What is the difference between a data processor and a data controller?

A controller is the entity that determines the purposes, conditions and means of the processing of personal data, while the processor is an entity which processes personal data on behalf of the controller.

Do data processors need 'explicit' or 'unambiguous' data subject consent - and what is the difference?

The conditions for consent have been strengthened, as companies will no longer be able to utilise long illegible terms and conditions full of legalese, as the request for consent must be given in an intelligible and easily accessible form, with the purpose for data processing attached to that consent - meaning it must be unambiguous. Consent must be clear and distinguishable from other matters and provided in an intelligible and easily accessible form, using clear and plain language. It must be as easy to withdraw consent as it is to give it.​ Explicit consent is required only for processing sensitive personal data - in this context, nothing short of “opt in” will suffice. However, for non-sensitive data, “unambiguous” consent will suffice.

What about Data Subjects under the age of 16?
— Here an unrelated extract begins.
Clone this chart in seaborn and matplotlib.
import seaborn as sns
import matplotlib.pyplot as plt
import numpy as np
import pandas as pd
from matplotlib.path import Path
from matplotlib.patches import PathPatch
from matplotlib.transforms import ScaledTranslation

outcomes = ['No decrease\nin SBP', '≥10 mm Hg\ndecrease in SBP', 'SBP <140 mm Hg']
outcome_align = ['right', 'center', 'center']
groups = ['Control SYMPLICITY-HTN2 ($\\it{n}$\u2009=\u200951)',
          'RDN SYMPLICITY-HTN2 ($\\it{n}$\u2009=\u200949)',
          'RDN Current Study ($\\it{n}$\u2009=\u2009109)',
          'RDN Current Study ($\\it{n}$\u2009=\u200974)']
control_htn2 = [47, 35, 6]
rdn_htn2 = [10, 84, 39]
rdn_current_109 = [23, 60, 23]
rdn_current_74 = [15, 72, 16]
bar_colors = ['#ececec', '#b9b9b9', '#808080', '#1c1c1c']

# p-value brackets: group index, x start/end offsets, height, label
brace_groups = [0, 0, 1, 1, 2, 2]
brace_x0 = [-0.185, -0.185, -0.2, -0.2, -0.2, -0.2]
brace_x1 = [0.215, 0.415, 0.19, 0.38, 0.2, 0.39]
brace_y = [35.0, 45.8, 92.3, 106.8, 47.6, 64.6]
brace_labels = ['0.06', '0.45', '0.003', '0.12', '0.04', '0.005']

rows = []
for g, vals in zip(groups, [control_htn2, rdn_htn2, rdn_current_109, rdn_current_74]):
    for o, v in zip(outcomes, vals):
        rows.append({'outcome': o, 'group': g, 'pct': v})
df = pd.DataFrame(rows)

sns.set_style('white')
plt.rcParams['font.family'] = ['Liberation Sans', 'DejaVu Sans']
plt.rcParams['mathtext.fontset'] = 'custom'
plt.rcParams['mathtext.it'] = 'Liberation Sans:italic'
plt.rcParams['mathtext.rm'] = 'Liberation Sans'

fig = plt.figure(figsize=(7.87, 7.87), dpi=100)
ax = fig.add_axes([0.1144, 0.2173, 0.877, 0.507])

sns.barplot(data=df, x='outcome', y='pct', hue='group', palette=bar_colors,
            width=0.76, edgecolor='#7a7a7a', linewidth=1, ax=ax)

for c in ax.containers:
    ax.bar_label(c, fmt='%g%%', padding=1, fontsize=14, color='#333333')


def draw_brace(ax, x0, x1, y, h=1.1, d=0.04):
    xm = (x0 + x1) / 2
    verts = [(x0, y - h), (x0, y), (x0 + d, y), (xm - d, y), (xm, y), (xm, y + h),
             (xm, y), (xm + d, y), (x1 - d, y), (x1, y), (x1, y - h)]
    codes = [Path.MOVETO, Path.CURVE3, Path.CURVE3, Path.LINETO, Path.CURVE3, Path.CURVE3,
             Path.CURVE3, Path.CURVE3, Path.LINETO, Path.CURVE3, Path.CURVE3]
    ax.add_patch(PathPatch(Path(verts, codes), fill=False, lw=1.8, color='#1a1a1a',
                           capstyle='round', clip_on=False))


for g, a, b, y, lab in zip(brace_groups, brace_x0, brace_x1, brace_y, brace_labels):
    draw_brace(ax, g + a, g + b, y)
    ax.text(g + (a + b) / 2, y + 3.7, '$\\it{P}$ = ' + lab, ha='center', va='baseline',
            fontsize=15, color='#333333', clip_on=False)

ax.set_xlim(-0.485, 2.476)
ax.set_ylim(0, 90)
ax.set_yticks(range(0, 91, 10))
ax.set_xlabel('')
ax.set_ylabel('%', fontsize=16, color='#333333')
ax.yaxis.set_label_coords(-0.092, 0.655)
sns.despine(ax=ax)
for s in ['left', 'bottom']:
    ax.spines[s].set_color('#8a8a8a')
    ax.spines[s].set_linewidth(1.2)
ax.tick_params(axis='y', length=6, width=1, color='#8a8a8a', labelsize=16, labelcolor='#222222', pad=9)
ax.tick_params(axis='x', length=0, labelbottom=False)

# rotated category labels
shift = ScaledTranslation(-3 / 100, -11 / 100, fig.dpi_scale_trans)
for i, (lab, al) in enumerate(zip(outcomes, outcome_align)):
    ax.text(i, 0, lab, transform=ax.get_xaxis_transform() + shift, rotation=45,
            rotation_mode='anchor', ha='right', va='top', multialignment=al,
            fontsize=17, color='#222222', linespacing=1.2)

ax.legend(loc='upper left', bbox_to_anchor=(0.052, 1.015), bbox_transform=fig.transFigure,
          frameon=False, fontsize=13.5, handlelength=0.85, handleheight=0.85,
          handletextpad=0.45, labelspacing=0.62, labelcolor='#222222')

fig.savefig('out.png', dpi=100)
Parental consent will be required to process the personal data of children under the age of 16 for online services; member states may legislate for a lower age of consent but this will not be below the age of 13.
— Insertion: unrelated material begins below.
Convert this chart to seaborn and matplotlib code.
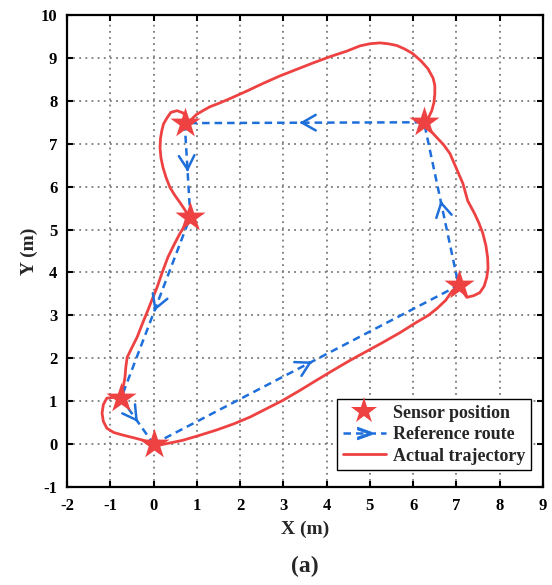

What is the difference between a regulation and a directive?

A regulation is a binding legislative act. It must be applied in its entirety across the EU, while a directive is a legislative act that sets out a goal that all EU countries must achieve. However, it is up to the individual countries to decide how. It is important to note that the GDPR is a regulation, in contrast the the previous legislation, which is a directive.
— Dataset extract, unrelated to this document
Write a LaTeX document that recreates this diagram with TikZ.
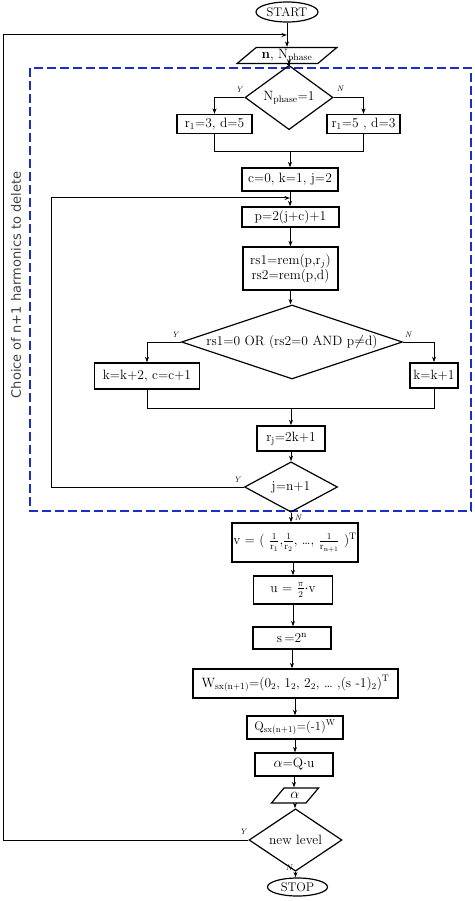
\documentclass[tikz,border=0pt]{standalone}
\usepackage{fontspec}
\newfontfamily\labelsans{DejaVu Sans}
\usetikzlibrary{shapes.geometric,arrows.meta}
\definecolor{dashblue}{RGB}{25,45,200}
\begin{document}
\begin{tikzpicture}[x=1pt,y=-1pt,
  every node/.style={font=\fontsize{13.5}{15}\selectfont},
  box/.style={draw,line width=1.3pt,rectangle,inner sep=1pt,align=center},
  dec/.style={draw,line width=1.2pt,diamond,inner sep=0pt},
  io/.style={draw,line width=1.2pt,trapezium,trapezium left angle=40,trapezium right angle=140,inner sep=0pt},
  term/.style={draw,line width=1.2pt,ellipse,inner sep=0pt,font=\fontsize{12.5}{14}\selectfont},
  flow/.style={line width=1pt,-{Stealth[length=5.5pt,width=4pt]}},
  conn/.style={line width=1pt},
  yn/.style={font=\itshape\fontsize{8}{9}\selectfont,inner sep=0pt}]
\useasboundingbox (0,0) rectangle (474,901);
% dashed frame and its label
\draw[dashblue,line width=1.6pt,dash pattern=on 9pt off 4pt] (30,68) rectangle (471,511);
\node[rotate=90,font=\labelsans\fontsize{13}{15}\selectfont,text=black!75] (lbl) at (16,285) {Choice of n+1 harmonics to delete};
% nodes
\node[term,minimum width=62,minimum height=20] (start) at (287,12) {START};
\node[io,minimum width=100,minimum height=15] (in1) at (287,55.5) {\textbf{n}, N$_{\mathrm{phase}}$};
\node[dec,minimum width=88,minimum height=35] (d1) at (289,97.5) {N$_{\mathrm{phase}}$=1};
\node[box,minimum width=75,minimum height=19] (b1) at (214.5,124) {r$_1$=3,\ d=5};
\node[box,minimum width=73,minimum height=19] (b2) at (363.5,124) {r$_1$=5 , d=3};
\node[box,minimum width=96,minimum height=23] (b3) at (290,179.5) {c=0, k=1, j=2};
\node[box,minimum width=97,minimum height=20] (b4) at (290.5,217) {p=2(j+c)+1};
\node[box,minimum width=95,minimum height=43] (b5) at (290.5,268.5) {rs1=rem(p,r$_j$)\\rs2=rem(p,d)};
\node[dec,minimum width=221,minimum height=74,shape aspect=3] (d2) at (292,342) {rs1=0 OR (rs2=0 AND p$\neq$d)};
\node[box,minimum width=105,minimum height=26] (b6) at (147,376) {k=k+2,\ c=c+1};
\node[box,minimum width=48,minimum height=25,line width=1.7pt] (b7) at (434,375.5) {k=k+1};
\node[box,minimum width=68,minimum height=25,line width=1.6pt] (b8) at (291,438.5) {r$_\mathrm{j}$=2k+1};
\node[dec,minimum width=93,minimum height=40] (d3) at (291,487) {j=n+1};
\node[box,minimum width=126,minimum height=39] (b9) at (295,542.5) {v = ( $\frac{1}{\mathrm{r}_1}$,$\frac{1}{\mathrm{r}_2}$, \dots , $\frac{1}{\mathrm{r}_{\mathrm{n+1}}}$ )$^{\mathrm{T}}$};
\node[box,minimum width=79,minimum height=28] (b10) at (293,590) {u = $\frac{\pi}{2}\cdot$v};
\node[box,minimum width=78,minimum height=22] (b11) at (292,638) {s\,=2$^{\mathrm{n}}$};
\node[box,minimum width=205,minimum height=29] (b12) at (295.5,683.5) {W$_{\mathrm{sx(n+1)}}$=(0$_2$, 1$_2$, 2$_2$, \dots\ ,(s -1)$_2$)$^{\mathrm{T}}$};
\node[box,minimum width=96,minimum height=23,font=\fontsize{12.5}{14}\selectfont] (b13) at (295,727.5) {Q$_{\mathrm{sx(n+1)}}$=(-1)$^{\mathrm{W}}$};
\node[box,minimum width=78,minimum height=23] (b14) at (294,764.5) {$\alpha$=Q$\cdot$u};
\node[io,minimum width=46,minimum height=15,trapezium left angle=50,trapezium right angle=130] (in2) at (295,795.5) {$\alpha$};
\node[dec,minimum width=93,minimum height=38] (d4) at (295.5,840) {new level};
\node[term,minimum width=60,minimum height=18] (stop) at (297.5,887) {STOP};
% Y / N labels
\node[yn] (y1) at (239,90) {Y};
\node[yn] (n1) at (340,89) {N};
\node[yn] (y2) at (175,335) {Y};
\node[yn] (n2) at (408,335) {N};
\node[yn] (y3) at (237,480) {Y};
\node[yn] (n3) at (298,518) {N};
\node[yn] (y4) at (243,832) {Y};
\node[yn] (n4) at (289,868) {N};
% coordinates for joins
\coordinate (op) at (287,35);
\coordinate (m1) at (290,152);
\coordinate (lp) at (290,198);
\coordinate (m2) at (291,408);
% connectors
\draw[flow] (start.south) -- (start.south |- in1.north);
\draw[flow] (d4.west) -| (3,35) -- (op);
\draw[flow] (in1.south) -- (in1.south -| d1.north) -- (d1.north);
\draw[flow] (d1.west) -| (b1.north);
\draw[flow] (d1.east) -| (b2.north);
\draw[conn] (b1.south) |- (b2.south |- m1) -- (b2.south);
\draw[flow] (m1) -- (m1 |- b3.north);
\draw[flow] (b3.south) -- (b3.south |- b4.north);
\draw[flow] (d3.west) -| (51,198) -- (lp);
\draw[flow] (b4.south) -- (b4.south |- b5.north);
\draw[flow] (b5.south) -- (b5.south |- d2.north);
\draw[flow] (d2.west) -| (b6.north);
\draw[flow] (d2.east) -| (b7.north);
\draw[conn] (b6.south) |- (b7.south |- m2) -- (b7.south);
\draw[flow] (m2) -- (m2 |- b8.north);
\draw[flow] (b8.south) -- (b8.south |- d3.north);
\draw[flow] (d3.south) -- (d3.south |- b9.north);
\draw[flow] (b10.north |- b9.south) -- (b10.north);
\draw[flow] (b10.south) -- (b10.south |- b11.north);
\draw[flow] (b11.south) -- (b11.south |- b12.north);
\draw[flow] (b13.north |- b12.south) -- (b13.north);
\draw[flow] (b13.south) -- (b13.south |- b14.north);
\draw[flow] (b14.south) -- (b14.south |- in2.north);
\draw[flow] (in2.south) -- (in2.south |- d4.north);
\draw[flow] (d4.south) -- (d4.south |- stop.north);
\end{tikzpicture}
\end{document}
Does my business need to appoint a Data Protection Officer (DPO)?

DPOs mustbe appointed in the case of: (a) public authorities, (b) organizations that engage in large scale systematic monitoring, or (c) organizations that engage in large scale processing of sensitive personal data (Art. 37). If your organization doesn’t fall into one of these categories, then you do not need to appoint a DPO.

How does the GDPR affect policy surrounding data breaches?

Proposed regulations surrounding data breaches primarily relate to the notification policies of companies that have been breached. Data breaches which may pose a risk to individuals must be notified to the DPA within 72 hours and to affected individuals without undue delay.